Data extracted from a collection

····················

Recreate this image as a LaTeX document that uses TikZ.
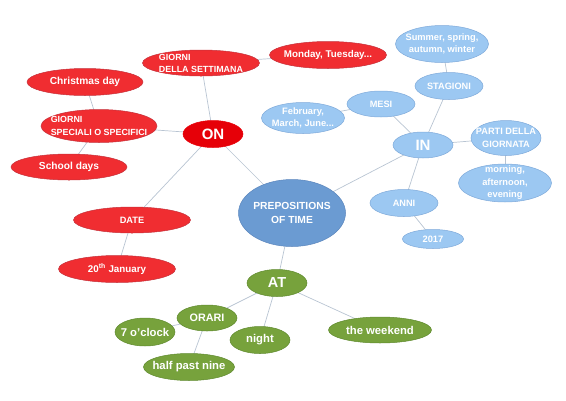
\documentclass[tikz,border=0pt]{standalone}
\usepackage{fontspec}
\setmainfont{Liberation Sans}
\usetikzlibrary{shapes.geometric,backgrounds}
\definecolor{redA}{HTML}{F02D31}
\definecolor{redB}{HTML}{E60008}
\definecolor{redL}{HTML}{C5303A}
\definecolor{blueA}{HTML}{9CC8F2}
\definecolor{blueL}{HTML}{7FAADA}
\definecolor{blueC}{HTML}{6B9BD2}
\definecolor{blueCL}{HTML}{5A85BC}
\definecolor{greenA}{HTML}{77A23C}
\definecolor{greenL}{HTML}{5F8A2E}
\definecolor{edgeC}{HTML}{B8C4D2}
\tikzset{
  bub/.style={ellipse, inner xsep=-14pt, inner ysep=-5pt, text=white, font=\bfseries, align=center, line width=0.5pt},
  rednode/.style={bub, fill=redA, draw=redL},
  onnode/.style={bub, fill=redB, draw=redB},
  bluenode/.style={bub, fill=blueA, draw=blueL},
  centernode/.style={bub, fill=blueC, draw=blueCL},
  greennode/.style={bub, fill=greenA, draw=greenL},
  conn/.style={draw=edgeC, line width=0.7pt},
}
\begin{document}
\begin{tikzpicture}[x=1pt,y=-1pt]
\useasboundingbox (0,0) rectangle (566,400);
% red
\node[rednode, minimum width=117pt, minimum height=26pt, font=\bfseries\fontsize{8.9}{12}\selectfont, align=left] (sett) at (201,63) {GIORNI\\DELLA SETTIMANA};
\node[rednode, minimum width=117pt, minimum height=27pt, font=\bfseries\fontsize{9.8}{11}\selectfont] (mon) at (328,55) {Monday, Tuesday...};
\node[rednode, minimum width=116pt, minimum height=27pt, font=\bfseries\fontsize{10.2}{11}\selectfont] (xmas) at (85,82) {Christmas day};
\node[rednode, minimum width=116pt, minimum height=33pt, font=\bfseries\fontsize{8.9}{12.5}\selectfont, align=left] (spec) at (99,126) {GIORNI\\SPECIALI O SPECIFICI};
\node[rednode, minimum width=116pt, minimum height=26pt, font=\bfseries\fontsize{10.2}{11}\selectfont] (school) at (69,167) {School days};
\node[onnode, minimum width=60pt, minimum height=27pt, font=\bfseries\fontsize{15}{16}\selectfont] (on) at (213,134) {ON};
\node[rednode, minimum width=117pt, minimum height=26pt, font=\bfseries\fontsize{9.2}{11}\selectfont] (date) at (132,220) {DATE};
\node[rednode, minimum width=117pt, minimum height=27pt, font=\bfseries\fontsize{9.8}{11}\selectfont] (jan) at (117,269) {20\textsuperscript{th} January};
% center
\node[centernode, minimum width=107pt, minimum height=67pt, font=\bfseries\fontsize{10.3}{14.5}\selectfont] (prep) at (292,213) {PREPOSITIONS\\OF TIME};
% blue
\node[bluenode, minimum width=60pt, minimum height=26pt, font=\bfseries\fontsize{15}{16}\selectfont] (in) at (423,145) {IN};
\node[bluenode, minimum width=68pt, minimum height=26pt, font=\bfseries\fontsize{9.2}{11}\selectfont] (mesi) at (381,104) {MESI};
\node[bluenode, minimum width=83pt, minimum height=31pt, font=\bfseries\fontsize{9.3}{12.5}\selectfont] (feb) at (303,118) {February,\\March, June...};
\node[bluenode, minimum width=68pt, minimum height=27pt, font=\bfseries\fontsize{9.2}{11}\selectfont] (stag) at (449,86) {STAGIONI};
\node[bluenode, minimum width=93pt, minimum height=37pt, font=\bfseries\fontsize{9.3}{12.5}\selectfont] (summer) at (442,44) {Summer, spring,\\autumn, winter};
\node[bluenode, minimum width=70pt, minimum height=35pt, font=\bfseries\fontsize{9.2}{12.5}\selectfont] (parti) at (506,138) {PARTI DELLA\\GIORNATA};
\node[bluenode, minimum width=93pt, minimum height=38pt, font=\bfseries\fontsize{9.3}{12.5}\selectfont] (morn) at (505,183) {morning,\\afternoon,\\evening};
\node[bluenode, minimum width=61pt, minimum height=19pt, font=\bfseries\fontsize{9.3}{11}\selectfont] (y2017) at (433,239) {2017};
\node[bluenode, minimum width=68pt, minimum height=27pt, font=\bfseries\fontsize{9.2}{11}\selectfont] (anni) at (404,203) {ANNI};
% green
\node[greennode, minimum width=60pt, minimum height=27pt, font=\bfseries\fontsize{14.5}{16}\selectfont] (at) at (277,283) {AT};
\node[greennode, minimum width=60pt, minimum height=26pt, font=\bfseries\fontsize{10.8}{11}\selectfont] (orari) at (207,318) {ORARI};
\node[greennode, minimum width=60pt, minimum height=28pt, font=\bfseries\fontsize{11.3}{12}\selectfont] (seven) at (145,332) {7 o'clock};
\node[greennode, minimum width=91pt, minimum height=27pt, font=\bfseries\fontsize{11.3}{12}\selectfont] (half) at (189,367) {half past nine};
\node[greennode, minimum width=60pt, minimum height=27pt, font=\bfseries\fontsize{11.3}{12}\selectfont] (night) at (260,340) {night};
\node[greennode, minimum width=103pt, minimum height=26pt, font=\bfseries\fontsize{11.3}{12}\selectfont] (week) at (380,330) {the weekend};
% connectors
\begin{scope}[on background layer]
\draw[conn] (on.center) -- (sett.center);
\draw[conn] (sett.center) -- (mon.center);
\draw[conn] (on.center) -- (spec.center);
\draw[conn] (spec.center) -- (xmas.center);
\draw[conn] (spec.center) -- (school.center);
\draw[conn] (on.center) -- (date.center);
\draw[conn] (date.center) -- (jan.center);
\draw[conn] (on.center) -- (prep.center);
\draw[conn] (prep.center) -- (in.center);
\draw[conn] (prep.center) -- (at.center);
\draw[conn] (in.center) -- (mesi.center);
\draw[conn] (mesi.center) -- (feb.center);
\draw[conn] (in.center) -- (stag.center);
\draw[conn] (stag.center) -- (summer.center);
\draw[conn] (in.center) -- (parti.center);
\draw[conn] (parti.center) -- (morn.center);
\draw[conn] (in.center) -- (anni.center);
\draw[conn] (anni.center) -- (y2017.center);
\draw[conn] (at.center) -- (orari.center);
\draw[conn] (orari.center) -- (seven.center);
\draw[conn] (orari.center) -- (half.center);
\draw[conn] (at.center) -- (night.center);
\draw[conn] (at.center) -- (week.center);
\end{scope}
\end{tikzpicture}
\end{document}
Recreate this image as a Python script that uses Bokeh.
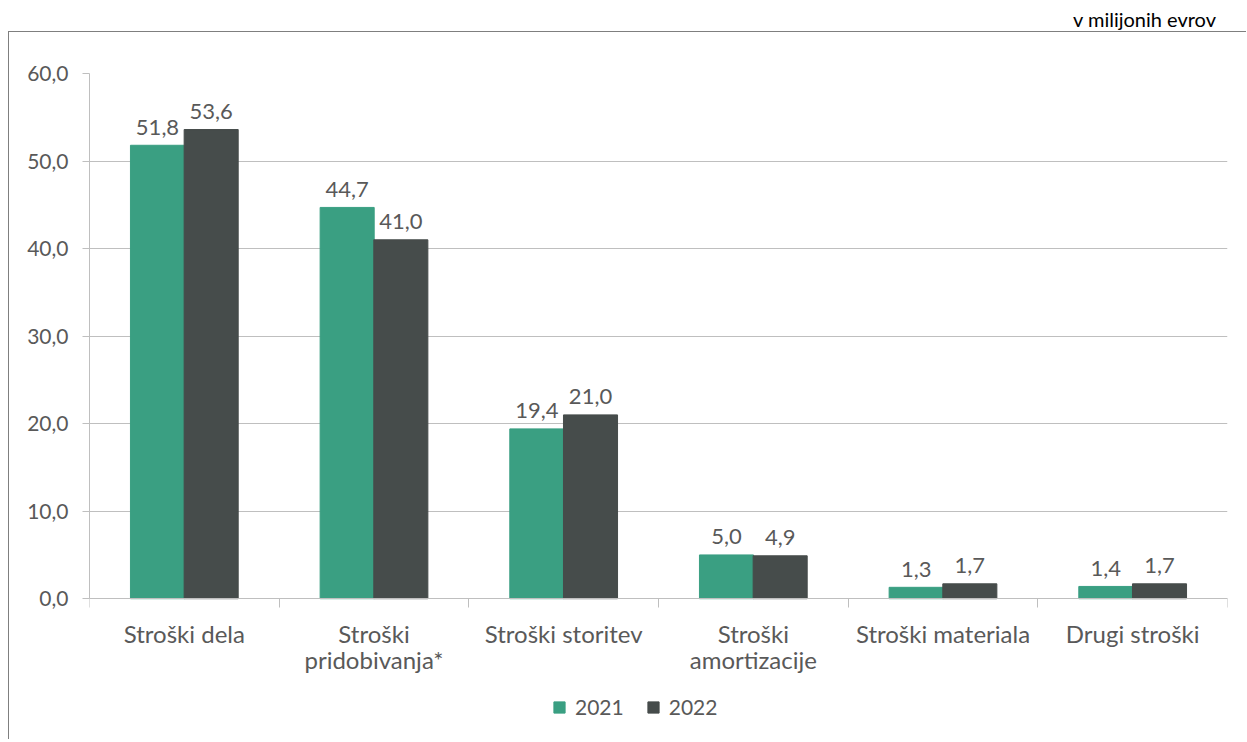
from bokeh.plotting import figure
from bokeh.models import (ColumnDataSource, Range1d, FixedTicker, CustomJSTickFormatter,
                          Legend, LegendItem, Div)
from bokeh.layouts import column
from bokeh.transform import dodge
from bokeh.core.properties import value
from bokeh.embed import file_html
from bokeh.resources import INLINE

# ---- data ----
categories = ["Stroški dela", "Stroški\npridobivanja*", "Stroški storitev",
              "Stroški\namortizacije", "Stroški materiala", "Drugi stroški"]
values_2021 = [51.8, 44.7, 19.4, 5.0, 1.3, 1.4]
values_2022 = [53.6, 41.0, 21.0, 4.9, 1.7, 1.7]
series_names = ["2021", "2022"]
y_ticks = [0, 10, 20, 30, 40, 50, 60]
unit_note = "v milijonih evrov"

FONT = "Lato"
TEXT_COLOR = "#595959"
GREEN = "#3A9F82"
DARK = "#464C4B"
GRID = "#BFBFBF"

# layout: the frame continues below zero to hold category labels and legend
Y_LAYOUT_BOTTOM = -16.2


def fmt(v):
    return f"{v:.1f}".replace(".", ",")


n = len(categories)
centers = [i + 0.5 for i in range(n)]
bounds = list(range(n + 1))

src = ColumnDataSource(dict(
    xc=centers,
    v21=values_2021,
    v22=values_2022,
    l21=[fmt(v) for v in values_2021],
    l22=[fmt(v) for v in values_2022],
))

p = figure(x_range=Range1d(0, n), y_range=Range1d(Y_LAYOUT_BOTTOM, y_ticks[-1]),
           width=1238, height=708, output_backend="svg", toolbar_location=None,
           min_border_left=80, min_border_right=20,
           min_border_top=41, min_border_bottom=0)
p.margin = (0, 0, 0, 8)
p.styles = {"border-left": "1px solid #7F7F7F", "border-top": "1px solid #7F7F7F"}
p.outline_line_color = None
p.background_fill_color = "white"
p.border_fill_color = "white"
p.xgrid.grid_line_color = None
p.ygrid.ticker = FixedTicker(ticks=y_ticks)
p.ygrid.grid_line_color = GRID
p.ygrid.grid_line_width = 1

# y axis
yax = p.yaxis[0]
yax.ticker = FixedTicker(ticks=y_ticks)
yax.bounds = (y_ticks[0], y_ticks[-1])
yax.formatter = CustomJSTickFormatter(code="return tick.toFixed(1).replace('.', ',');")
yax.axis_line_color = GRID
yax.major_tick_line_color = GRID
yax.major_tick_out = 7
yax.major_tick_in = 0
yax.minor_tick_line_color = None
yax.major_label_standoff = 14
yax.major_label_text_font = FONT
yax.major_label_text_font_size = "21px"
yax.major_label_text_color = TEXT_COLOR

# x axis at zero: labels at category centres, ticks at category boundaries
xax = p.xaxis[0]
xax.fixed_location = 0
xax.ticker = FixedTicker(ticks=centers, minor_ticks=bounds)
xax.major_label_overrides = {c: name for c, name in zip(centers, categories)}
xax.axis_line_color = GRID
xax.major_tick_line_color = None
xax.major_tick_out = 0
xax.major_tick_in = 0
xax.minor_tick_line_color = GRID
xax.minor_tick_out = 9
xax.minor_tick_in = 0
xax.major_label_standoff = 11
xax.major_label_text_font = FONT
xax.major_label_text_font_size = "24px"
xax.major_label_text_line_height = 0.9
xax.major_label_text_color = TEXT_COLOR

# bars
off = 0.1415
bw = 0.285
r21 = p.vbar(x=dodge("xc", -off), top="v21", width=bw, source=src,
             fill_color=GREEN, line_color=GREEN)
r22 = p.vbar(x=dodge("xc", off), top="v22", width=bw, source=src,
             fill_color=DARK, line_color=DARK)

# value labels
for col, lab, o in (("v21", "l21", -off), ("v22", "l22", off)):
    p.text(x=dodge("xc", o), y=col, text=lab, source=src,
           text_align="center", text_baseline="alphabetic", y_offset=-18,
           text_font=value(FONT), text_font_size="22px", text_color=TEXT_COLOR)

# legend (inside the frame, below the category labels)
legend = Legend(items=[LegendItem(label=series_names[0], renderers=[r21]),
                       LegendItem(label=series_names[1], renderers=[r22])],
                orientation="horizontal", location=(463, 21))
legend.glyph_width = 14
legend.glyph_height = 14
legend.label_standoff = 9
legend.spacing = 22
legend.padding = 0
legend.margin = 0
legend.border_line_color = None
legend.background_fill_alpha = 0
legend.label_text_font = FONT
legend.label_text_font_size = "21px"
legend.label_text_color = TEXT_COLOR
p.add_layout(legend, "center")

note = Div(text=unit_note, width=1216, height=31, margin=(0, 0, 0, 0),
           styles={"text-align": "right", "font-family": "Lato", "font-size": "20px",
                   "color": "#000000", "line-height": "31px", "transform": "translateY(4px)"})

layout = column(note, p, spacing=0)
open("out.html", "w").write(file_html(layout, INLINE))
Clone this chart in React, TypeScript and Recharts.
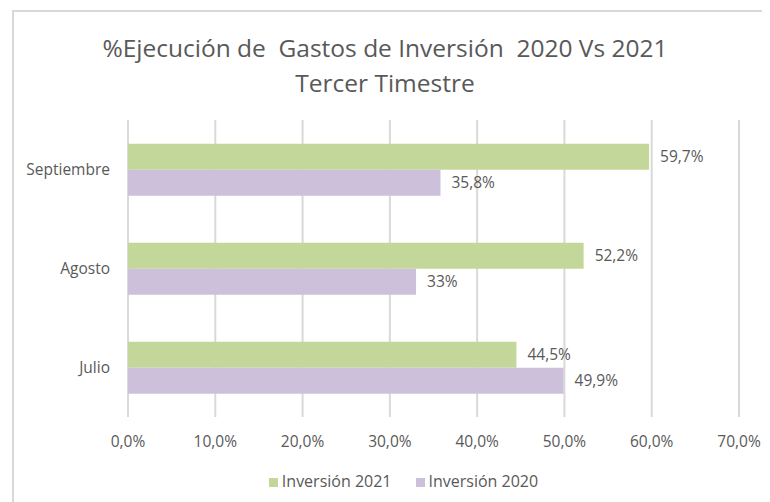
import { BarChart, Bar, XAxis, YAxis, CartesianGrid, Legend, LabelList } from 'recharts';

const months = ['Septiembre', 'Agosto', 'Julio'];
const inversion2021 = [59.7, 52.2, 44.5];
const inversion2020 = [35.8, 33, 49.9];
const xTicks = [0, 10, 20, 30, 40, 50, 60, 70];
const seriesNames = ['Inversión 2021', 'Inversión 2020'];

const data = months.map((m, i) => ({
  mes: m,
  v2021: inversion2021[i],
  v2020: inversion2020[i],
}));

const FONT = "'Open Sans', 'Noto Sans', sans-serif";
const TEXT = '#595959';

const pct = (v: number) => `${String(v).replace('.', ',')}%`;
const tickPct = (v: number) => `${v.toFixed(1).replace('.', ',')}%`;

export default function App() {
  return (
    <div style={{ position: 'relative', width: 762, height: 494, overflow: 'hidden', fontFamily: FONT, background: '#fff' }}>
      <div
        style={{
          position: 'absolute',
          left: 4,
          top: 2,
          width: 820,
          height: 600,
          border: '2px solid #d9d9d9',
        }}
      />
      <div
        style={{
          position: 'absolute',
          left: -4,
          top: 22,
          width: 762,
          textAlign: 'center',
          color: TEXT,
          fontSize: 24.5,
          lineHeight: '35px',
          whiteSpace: 'pre',
        }}
      >
        {'%Ejecución de  Gastos de Inversión  2020 Vs 2021\nTercer Timestre'}
      </div>
      <div style={{ position: 'absolute', left: 0, top: 0 }}>
        <BarChart
          width={762}
          height={494}
          data={data}
          layout="vertical"
          margin={{ top: 112, right: 31, bottom: 10, left: 0 }}
          barCategoryGap="24%"
          barGap={0}
        >
          <CartesianGrid horizontal={false} stroke="#d9d9d9" strokeWidth={2} />
          <XAxis
            type="number"
            domain={[0, 70]}
            ticks={xTicks}
            tickFormatter={tickPct}
            axisLine={false}
            tickLine={false}
            tickMargin={13}
            height={53}
            tick={{ fill: TEXT, fontSize: 15.5, fontFamily: FONT }}
          />
          <YAxis
            type="category"
            dataKey="mes"
            width={120}
            axisLine={false}
            tickLine={false}
            tickMargin={12}
            tick={{ fill: TEXT, fontSize: 15.5, fontFamily: FONT }}
          />
          <Legend
            verticalAlign="bottom"
            iconType="square"
            iconSize={9}
            itemSorter={(item: { value: string }) => seriesNames.indexOf(item.value)}
            wrapperStyle={{ left: 42, fontFamily: FONT, fontSize: 16 }}
            formatter={(value: string) => <span style={{ color: TEXT, marginRight: 14 }}>{value}</span>}
          />
          <Bar dataKey="v2021" name={seriesNames[0]} fill="#c4d79b" isAnimationActive={false}>
            <LabelList dataKey="v2021" position="right" offset={11} formatter={pct} fill={TEXT} fontSize={15.5} fontFamily={FONT} />
          </Bar>
          <Bar dataKey="v2020" name={seriesNames[1]} fill="#ccc0da" isAnimationActive={false}>
            <LabelList dataKey="v2020" position="right" offset={11} formatter={pct} fill={TEXT} fontSize={15.5} fontFamily={FONT} />
          </Bar>
        </BarChart>
      </div>
    </div>
  );
}
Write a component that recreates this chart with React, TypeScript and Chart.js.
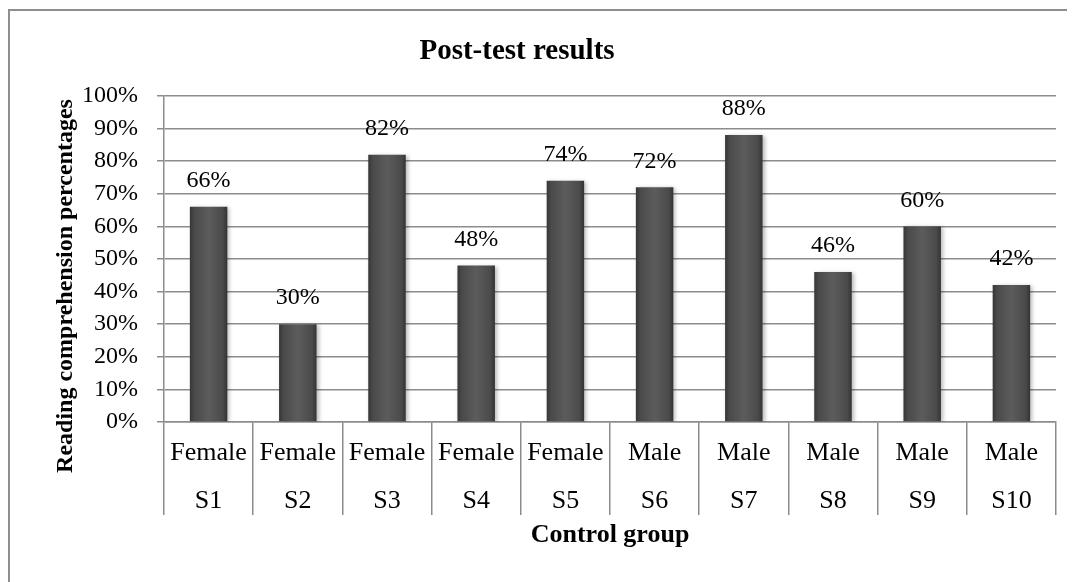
import React, { useEffect, useRef } from "react";
import { Chart, registerables } from "chart.js";

Chart.register(...registerables);

const students = ["S1", "S2", "S3", "S4", "S5", "S6", "S7", "S8", "S9", "S10"];
const genders = ["Female", "Female", "Female", "Female", "Female", "Male", "Male", "Male", "Male", "Male"];
const scores = [66, 30, 82, 48, 74, 72, 88, 46, 60, 42];
const yTicks = [0, 10, 20, 30, 40, 50, 60, 70, 80, 90, 100];
const chartTitle = "Post-test results";
const xTitle = "Control group";
const yTitle = "Reading comprehension percentages";

const SERIF = "'Liberation Serif', 'Times New Roman', serif";
const GRID = "#8c8c8c";
const CAT_PCT = 0.42;

const textPlugin = {
  id: "textPlugin",
  beforeDatasetsDraw(chart: any) {
    const ctx = chart.ctx;
    ctx.save();
    ctx.shadowColor = "rgba(0,0,0,0.28)";
    ctx.shadowBlur = 4;
    ctx.shadowOffsetX = 2;
    ctx.shadowOffsetY = 1;
  },
  afterDatasetsDraw(chart: any) {
    const ctx = chart.ctx;
    ctx.restore();
    ctx.save();
    ctx.fillStyle = "#000";
    ctx.font = `24px ${SERIF}`;
    ctx.textAlign = "center";
    ctx.textBaseline = "middle";
    const meta = chart.getDatasetMeta(0);
    meta.data.forEach((el: any, i: number) => {
      ctx.fillText(`${scores[i]}%`, el.x, el.y - 26);
    });
    ctx.restore();
  },
  afterDraw(chart: any) {
    const ctx = chart.ctx;
    ctx.save();
    ctx.fillStyle = "#000";
    ctx.font = `bold 29px ${SERIF}`;
    ctx.textAlign = "center";
    ctx.textBaseline = "alphabetic";
    ctx.fillText(chartTitle, 509, 51);
    ctx.translate(64, 278);
    ctx.rotate(-Math.PI / 2);
    ctx.font = `bold 24px ${SERIF}`;
    ctx.fillText(yTitle, 0, 0);
    ctx.restore();
  },
};

export default function App() {
  const ref = useRef<HTMLCanvasElement | null>(null);
  useEffect(() => {
    document.documentElement.style.overflow = "hidden";
    document.body.style.overflow = "hidden";
    if (!ref.current) return;
    const chart = new Chart(ref.current, {
      type: "bar",
      data: {
        labels: students.map((s, i) => [genders[i], s]),
        datasets: [
          {
            data: scores,
            categoryPercentage: CAT_PCT,
            barPercentage: 1,
            borderWidth: 0,
            backgroundColor: (c: any) => {
              const ch = c.chart;
              const xs = ch.scales?.x;
              if (!ch.chartArea || !xs) return "#4a4a4a";
              const cx = xs.getPixelForValue(c.dataIndex);
              const w = (xs.getPixelForValue(1) - xs.getPixelForValue(0)) * CAT_PCT;
              const g = ch.ctx.createLinearGradient(cx - w / 2, 0, cx + w / 2, 0);
              g.addColorStop(0, "#363636");
              g.addColorStop(0.12, "#4a4a4a");
              g.addColorStop(0.5, "#5c5c5c");
              g.addColorStop(0.88, "#4a4a4a");
              g.addColorStop(1, "#333333");
              return g;
            },
          },
        ],
      },
      options: {
        animation: false,
        responsive: false,
        devicePixelRatio: 1,
        layout: { padding: { top: 88, left: 0, right: 11, bottom: 23 } },
        plugins: {
          legend: { display: false },
          title: { display: false },
          tooltip: { enabled: false },
        },
        scales: {
          x: {
            grid: {
              offset: true,
              drawOnChartArea: false,
              drawTicks: true,
              tickLength: 93,
              color: GRID,
              lineWidth: 1.5,
            },
            border: { display: true, color: GRID, width: 1.5 },
            ticks: {
              autoSkip: false,
              maxRotation: 0,
              minRotation: 0,
              padding: -86,
              color: "#000",
              font: { family: SERIF, size: 26, lineHeight: 1.846 },
            },
            title: {
              display: true,
              text: xTitle,
              color: "#000",
              padding: { top: 0, bottom: 0 },
              font: { family: SERIF, size: 26, weight: "bold", lineHeight: 1.2 },
            },
            afterFit: (s: any) => {
              s.height = 129;
            },
          },
          y: {
            min: 0,
            max: 100,
            afterBuildTicks: (s: any) => {
              s.ticks = yTicks.map((v) => ({ value: v }));
            },
            grid: {
              color: GRID,
              lineWidth: 1.5,
              drawTicks: true,
              tickLength: 7,
            },
            border: { display: true, color: GRID, width: 1.5 },
            ticks: {
              padding: 19,
              color: "#000",
              font: { family: SERIF, size: 24 },
              callback: (v: any) => `${v}%`,
            },
            afterFit: (s: any) => {
              s.width = 156;
            },
          },
        },
      },
      plugins: [textPlugin],
    } as any);
    return () => chart.destroy();
  }, []);

  return (
    <div style={{ position: "relative", width: 1067, height: 574, overflow: "hidden" }}>
      <canvas ref={ref} width={1059} height={566} style={{ display: "block", width: 1059, height: 566 }} />
      <div
        style={{
          position: "absolute",
          left: 0,
          top: 1,
          width: 1067,
          height: 2,
          background: "#8e8e8e",
          pointerEvents: "none",
        }}
      />
      <div
        style={{
          position: "absolute",
          left: 0,
          top: 1,
          width: 2,
          height: 573,
          background: "#8e8e8e",
          pointerEvents: "none",
        }}
      />
    </div>
  );
}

····················

**GOAL OF THE EXERCISE:**
Print the line above containing "Recreate this image as a Python", the line containing "bounds = list(range(n + 1))", and everything between them, exactly as written. Pictures stay out.

**EXERCISE RESPONSE:**
Recreate this image as a Python script that uses Bokeh.
from bokeh.plotting import figure
from bokeh.models import (ColumnDataSource, Range1d, FixedTicker, CustomJSTickFormatter,
                          Legend, LegendItem, Div)
from bokeh.layouts import column
from bokeh.transform import dodge
from bokeh.core.properties import value
from bokeh.embed import file_html
from bokeh.resources import INLINE

# ---- data ----
categories = ["Stroški dela", "Stroški\npridobivanja*", "Stroški storitev",
              "Stroški\namortizacije", "Stroški materiala", "Drugi stroški"]
values_2021 = [51.8, 44.7, 19.4, 5.0, 1.3, 1.4]
values_2022 = [53.6, 41.0, 21.0, 4.9, 1.7, 1.7]
series_names = ["2021", "2022"]
y_ticks = [0, 10, 20, 30, 40, 50, 60]
unit_note = "v milijonih evrov"

FONT = "Lato"
TEXT_COLOR = "#595959"
GREEN = "#3A9F82"
DARK = "#464C4B"
GRID = "#BFBFBF"

# layout: the frame continues below zero to hold category labels and legend
Y_LAYOUT_BOTTOM = -16.2


def fmt(v):
    return f"{v:.1f}".replace(".", ",")


n = len(categories)
centers = [i + 0.5 for i in range(n)]
bounds = list(range(n + 1))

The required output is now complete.